The problem presents an equation involving logarithms, which is written as $$\log _{2}(x+1)=\log _{2} 4$$. Our task is to find the value of 'x' that makes this equation true. We are specifically instructed to use the "One-to-One Property" of logarithms to solve it.

**step2** Applying the One-to-One Property of Logarithms

The One-to-One Property of logarithms is a fundamental rule that helps us solve equations like this. It states that if we have two logarithms with the same base that are equal to each other, then the expressions inside those logarithms must also be equal.
In our equation, $$\log _{2}(x+1)=\log _{2} 4$$, both logarithms have the same base, which is 2.
According to the One-to-One Property, because the logarithms are equal and share the same base, the quantities inside them must be equal. This means that $$(x+1)$$ must be equal to $$4$$.

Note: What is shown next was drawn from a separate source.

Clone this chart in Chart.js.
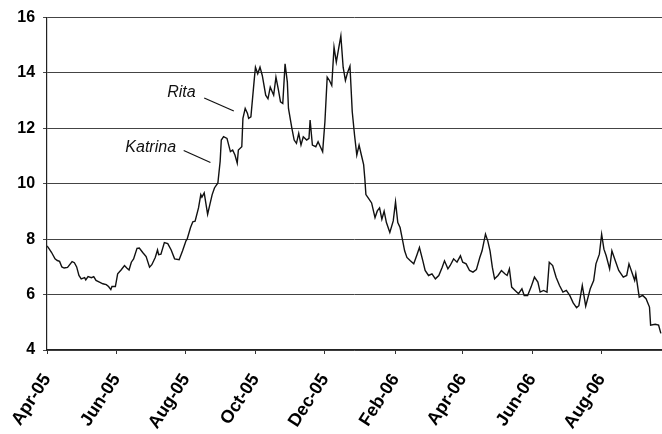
<!DOCTYPE html>
<html>
<head>
<meta charset="utf-8">
<script src="https://cdn.jsdelivr.net/npm/chart.js@4.4.1/dist/chart.umd.min.js"></script>
<style>
  html, body { margin: 0; padding: 0; background: #fff; }
  #wrap { width: 662px; height: 434px; position: relative; }
</style>
</head>
<body>
<div id="wrap"><canvas id="priceChart"></canvas></div>
<script>
// days counted from 1 Apr 2005
const days = [0, 2, 4, 7, 9, 11, 13, 15, 18, 22, 24, 26, 28, 30, 33, 34, 36, 39, 41, 43, 46, 49, 52, 54, 56, 57, 60,
  62, 65, 68, 70, 72, 74, 76, 79, 81, 84, 87, 90, 92, 95, 97, 98, 100, 103, 106, 109, 112, 116, 119, 122,
  123, 126, 128, 130, 133, 135, 136, 138, 141, 143, 145, 147, 150, 152, 153, 155, 158, 161, 163, 165, 167, 168,
  171, 172, 174, 176, 177, 179, 182, 183, 185, 187, 189, 192, 194, 196, 199, 201, 203, 205, 207, 209, 211,
  212, 215, 217, 219, 221, 223, 225, 228, 230, 231, 233, 236, 238, 240, 242, 244, 246, 248, 250, 252, 254,
  256, 258, 260, 262, 264, 266, 268, 270, 272, 274, 276, 278, 279, 280, 282, 285, 288, 290, 292, 294, 296,
  298, 301, 304, 306, 308, 310, 312, 314, 316, 319, 322, 325, 327, 330, 332, 335, 338, 341, 344, 347, 349,
  352, 354, 357, 360, 363, 365, 368, 371, 374, 377, 380, 382, 385, 387, 389, 391, 393, 396, 399, 402, 404,
  406, 408, 411, 414, 417, 419, 422, 425, 428, 431, 433, 436, 439, 441, 444, 447, 450, 453, 456, 459, 462,
  465, 467, 470, 473, 477, 480, 482, 485, 487, 489, 491, 494, 496, 499, 502, 506, 509, 511, 514, 516, 517,
  520, 523, 526, 529, 530, 534, 537, 539];
const prices = [7.76, 7.64, 7.52, 7.29, 7.23, 7.20, 7.00, 6.96, 6.98, 7.19, 7.15, 7.00, 6.69, 6.57, 6.61, 6.53, 6.65, 6.61, 6.65, 6.51, 6.45, 6.39, 6.36, 6.29, 6.18, 6.29, 6.29,
  6.75, 6.89, 7.05, 6.96, 6.89, 7.17, 7.29, 7.67, 7.68, 7.52, 7.37, 6.99, 7.08, 7.34, 7.61, 7.44, 7.46, 7.88, 7.84, 7.61, 7.29, 7.26, 7.58, 7.94,
  8.00, 8.42, 8.63, 8.65, 9.13, 9.61, 9.52, 9.67, 8.90, 9.26, 9.61, 9.85, 10.03, 10.81, 11.58, 11.70, 11.64, 11.16, 11.22, 11.04, 10.75, 11.22,
  11.34, 12.36, 12.72, 12.54, 12.36, 12.42, 13.79, 14.21, 13.97, 14.21, 13.91, 13.20, 13.07, 13.49, 13.20, 13.85, 13.43, 12.96, 12.90, 14.33, 13.67,
  12.72, 12.00, 11.58, 11.46, 11.82, 11.40, 11.70, 11.58, 11.64, 12.30, 11.40, 11.34, 11.52, 11.34, 11.16, 12.24, 13.85, 13.73, 13.55, 14.93, 14.39,
  14.87, 15.34, 14.21, 13.73, 14.03, 14.25, 12.60, 11.76, 11.04, 11.40, 11.04, 10.69, 10.21, 9.61, 9.49, 9.31, 8.78, 9.02, 9.13, 8.72, 9.01,
  8.60, 8.24, 8.66, 9.35, 8.60, 8.42, 8.00, 7.58, 7.34, 7.22, 7.11, 7.46, 7.70, 7.22, 6.87, 6.69, 6.75, 6.57, 6.69, 6.99, 7.22,
  6.93, 7.05, 7.29, 7.17, 7.40, 7.17, 7.11, 6.87, 6.81, 6.90, 7.34, 7.58, 8.18, 7.94, 7.58, 6.99, 6.57, 6.69, 6.87, 6.75, 6.69,
  6.93, 6.27, 6.15, 6.03, 6.21, 5.97, 5.97, 6.27, 6.63, 6.45, 6.09, 6.15, 6.09, 7.17, 7.05, 6.63, 6.33, 6.09, 6.15, 5.97, 5.70,
  5.53, 5.60, 6.33, 5.58, 6.21, 6.51, 7.11, 7.46, 8.18, 7.64, 7.40, 6.93, 7.58, 7.22, 6.87, 6.63, 6.69, 7.11, 6.75, 6.51, 6.75,
  5.91, 5.97, 5.85, 5.55, 4.90, 4.93, 4.90, 4.60];

const tickDays = [0, 61, 122, 183, 244, 306, 365, 426, 487];
const tickLabels = ['Apr-05', 'Jun-05', 'Aug-05', 'Oct-05', 'Dec-05', 'Feb-06', 'Apr-06', 'Jun-06', 'Aug-06'];

// hurricane notes: label position and leader line, in data units
const notes = [
  { text: 'Rita', x: 118, y: 13.31, line: [[138, 13.10], [164, 12.63]] },
  { text: 'Katrina', x: 91, y: 11.31, line: [[120, 11.20], [143.5, 10.77]] }
];

const points = days.map((d, i) => ({ x: d, y: prices[i] }));

const notePlugin = {
  id: 'notes',
  afterDatasetsDraw(chart) {
    const ctx = chart.ctx;
    const xs = chart.scales.x, ys = chart.scales.y;
    ctx.save();
    ctx.fillStyle = '#111';
    ctx.strokeStyle = '#111';
    ctx.lineWidth = 1.2;
    ctx.font = 'italic 16px "Liberation Sans", Arial, sans-serif';
    ctx.textAlign = 'center';
    ctx.textBaseline = 'middle';
    notes.forEach(n => {
      ctx.fillText(n.text, xs.getPixelForValue(n.x), ys.getPixelForValue(n.y));
      ctx.beginPath();
      ctx.moveTo(xs.getPixelForValue(n.line[0][0]), ys.getPixelForValue(n.line[0][1]));
      ctx.lineTo(xs.getPixelForValue(n.line[1][0]), ys.getPixelForValue(n.line[1][1]));
      ctx.stroke();
    });
    ctx.restore();
  }
};

new Chart(document.getElementById('priceChart'), {
  type: 'line',
  data: {
    datasets: [{
      data: points,
      borderColor: '#111',
      borderWidth: 1.4,
      pointRadius: 0,
      tension: 0,
      fill: false
    }]
  },
  options: {
    responsive: true,
    maintainAspectRatio: false,
    animation: false,
    layout: { padding: { top: 15, right: 0, left: 0, bottom: 0 } },
    plugins: { legend: { display: false }, tooltip: { enabled: false } },
    scales: {
      x: {
        type: 'linear',
        min: 0,
        max: 540,
        afterBuildTicks: s => { s.ticks = tickDays.map(v => ({ value: v })); },
        afterFit: s => { s.height = 84; },
        grid: { drawOnChartArea: false, drawTicks: true, tickLength: 4, color: '#333' },
        border: { color: '#222', width: 1.2 },
        ticks: {
          autoSkip: false,
          minRotation: 57,
          maxRotation: 57,
          padding: 16,
          color: '#000',
          font: { family: '"Liberation Sans", Arial, sans-serif', size: 18, weight: 'bold' },
          callback: (v, i) => tickLabels[i]
        }
      },
      y: {
        min: 4,
        max: 16,
        afterFit: s => { s.width = 46; },
        grid: { color: '#444', lineWidth: 1, tickLength: 4 },
        border: { color: '#222', width: 1.2 },
        ticks: {
          stepSize: 2,
          padding: 8,
          color: '#000',
          font: { family: '"Liberation Sans", Arial, sans-serif', size: 16, weight: 'bold' }
        }
      }
    }
  },
  plugins: [notePlugin]
});
</script>
</body>
</html>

**step3** Forming a Simple Equation

By applying the One-to-One Property from the previous step, we can simplify the original logarithmic equation into a much simpler arithmetic equation:
$$x+1 = 4$$

**step4** Solving for x

Now, we need to find the value of 'x' that satisfies the simple equation $$x+1 = 4$$.
To find 'x', we can think: "What number, when increased by 1, gives us 4?"
We can also find 'x' by subtracting 1 from both sides of the equation:
$$x+1 - 1 = 4 - 1$$
$$x = 3$$

**step5** Verifying the Solution

To ensure our solution is correct, we can substitute $$x=3$$ back into the original equation:
$$\log _{2}(3+1)=\log _{2} 4$$
$$\log _{2} 4=\log _{2} 4$$
Since both sides of the equation are equal, our solution $$x=3$$ is correct. Additionally, the term $$(x+1)$$ becomes $$4$$ when $$x=3$$, which is a positive number, ensuring that the logarithm is defined.